Microsoft announced that it has begun work on its next generation consoles at E3 2018, but didn’t share any detailed information about the new hardware. It might be years before we hear anything more from the company, but reports surrounding the follow-up to the Xbox One have begun to spring up online in recent weeks.
Last month, Thurrott claimed that the next family of Xbox devices was being referred to internally as Scarlett, and this week, Thurrott’s Brad Sams shared even more details about the future of the Xbox brand.
According to Sams, Microsoft is building two distinct devices for its next generation of game consoles. The first will be a traditional box in the vein of the Xbox One and Xbox 360. While local hardware may eventually be unnecessary for gaming, Microsoft will continue to give gamers a physical box for at least one more generation. Specs for this device are still unknown, “as it’s the early days of development for that piece of hardware.”
The second device is the one that could truly shake up the industry. Referred to as Scarlett Cloud by one source, the game streaming service which was first shown off at an employee-only meeting a few years ago will be the key to the second, more affordable device. Sources claim that the “cloud console” won’t be as powerful as a traditional console, but that it will be able to play all of the same games with the new service:
The cloud console will have a limited amount of compute locally for specific tasks like controller input, image processing, and importantly, collision detection. The downside of this is that it since more hardware is needed locally, it will raise the price of the streaming box but it will still cost significantly less than what we are accustomed to paying for a new-generation console which should help expand the platform’s reach.
Xbox head Phil Spencer has said openly in the past that the endgame for his team is to have Xbox games running on any platform the consumer wants to run them on, but the Scarlett cloud console will serve as an affordable entry point built from the ground up to play Scarlett games. Any games that runs on the traditional console will run on the cloud console, and vice versa. The cloud console is even said to be further along in development.

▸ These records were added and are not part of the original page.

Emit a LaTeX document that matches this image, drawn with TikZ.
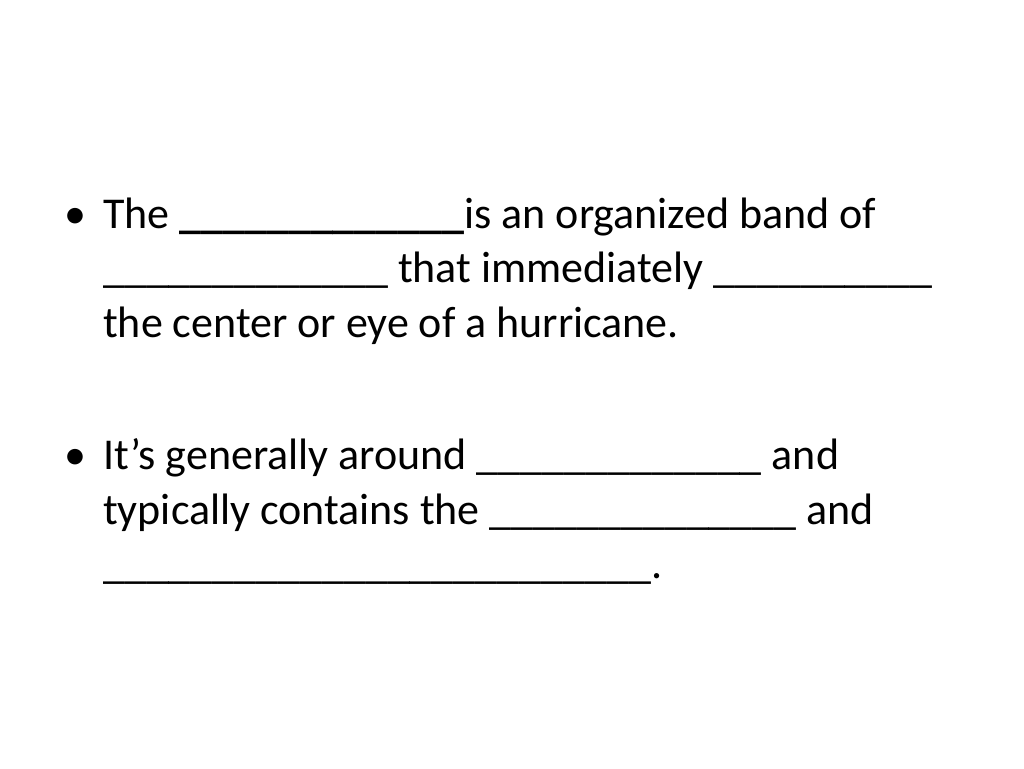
\documentclass[tikz,border=0pt]{standalone}
\usepackage{fontspec}
\setmainfont{Carlito}
\begin{document}
\begin{tikzpicture}[x=1pt,y=-1pt,
  ln/.style={anchor=base west,inner sep=0pt,font=\fontsize{44}{54}\selectfont},
  bl/.style={anchor=base,inner sep=0pt,font=\fontsize{44}{54}\selectfont}]
\useasboundingbox[fill=white] (0,0) rectangle (1024,768);
\node[bl] (b1) at (75,228) {•};
\node[ln] (l1) at (103,228) {The \textbf{\_\_\_\_\_\_\_\_\_\_\_\_\_}is an organized band of};
\node[ln] (l2) at (103,282) {\_\_\_\_\_\_\_\_\_\_\_\_\_ that immediately \_\_\_\_\_\_\_\_\_\_};
\node[ln] (l3) at (103,337) {the center or eye of a hurricane.};
\node[bl] (b2) at (75,469) {•};
\node[ln] (l4) at (103,469) {It's generally around \_\_\_\_\_\_\_\_\_\_\_\_\_ and};
\node[ln] (l5) at (103,524) {typically contains the \_\_\_\_\_\_\_\_\_\_\_\_\_\_ and};
\node[ln] (l6) at (103,578) {\_\_\_\_\_\_\_\_\_\_\_\_\_\_\_\_\_\_\_\_\_\_\_\_\_.};
\end{tikzpicture}
\end{document}
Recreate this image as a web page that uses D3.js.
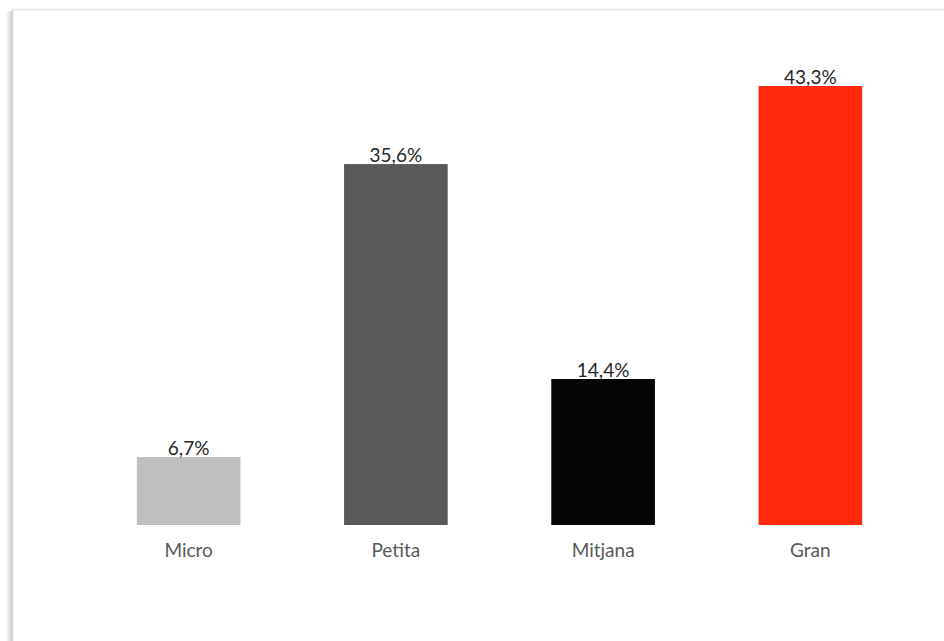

As Sams points out, Microsoft’s game-related services are often more profitable than its hardware — see: Xbox Live, Xbox Game Pass, etc. With all Scarlett games living on its cloud, Microsoft could dictate the rules when it comes to subscription fees, opening up its library to exponentially more players while charging them for access, even if they don’t own an Xbox device. 2020 looks to bring sweeping changes that will change the industry forever.